There is no credible case that distress or damage over a de minimis threshold will be proved. In a modern world, it is not appropriate for a party to claim, (especially in the High Court) for breaches of this sort which are, frankly, trivial. The case law referred to above provides ample authority that whatever cause of action is relied on the law will not supply a remedy in cases where effectively no harm has credibly been shown or be likely to be shown”.
What this means for you
Whilst this judgment is extremely helpful for those involved in claims arising from a simple one-off misdirection of an email containing no sensitive information, it contrasts with our own recent experience in the High Court where the court refused to strike out a claim and/or enter a summary judgment on very similar facts.
In the circumstances, at present it seems to be something of a lottery as to whether a particular judge on a particular day will take a robust stance and strike out a claim such as this or whether they will not be willing to do so. This level of unpredictability can be frustrating, as can allowing such claims to continue given what may appear to be the inherent implausibility of substantial distress being suffered in such circumstances (for example where a disclosure was extremely limited and was of insignificant information and where the breach, if any, was quickly remedied).

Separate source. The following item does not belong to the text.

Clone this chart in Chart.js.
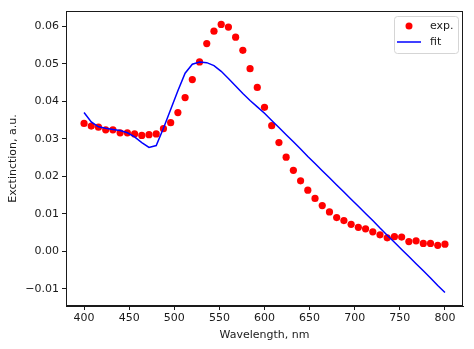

Whilst individual judgments such as those in Rolfe are to be welcomed, it may require more of them (or the intervention of a higher court) before more cautious judges are willing to alter their approach. We are currently some way off being able to say, with any certainty, how likely applications to strike out such claims and/or for summary judgment are to succeed. However, what does seem clear is that more and more defendants are willing to robustly challenge these claims; that they are beginning to succeed when they do so and that this may assist in deterring claimants (and claimant firms) from pursuing them in the first place.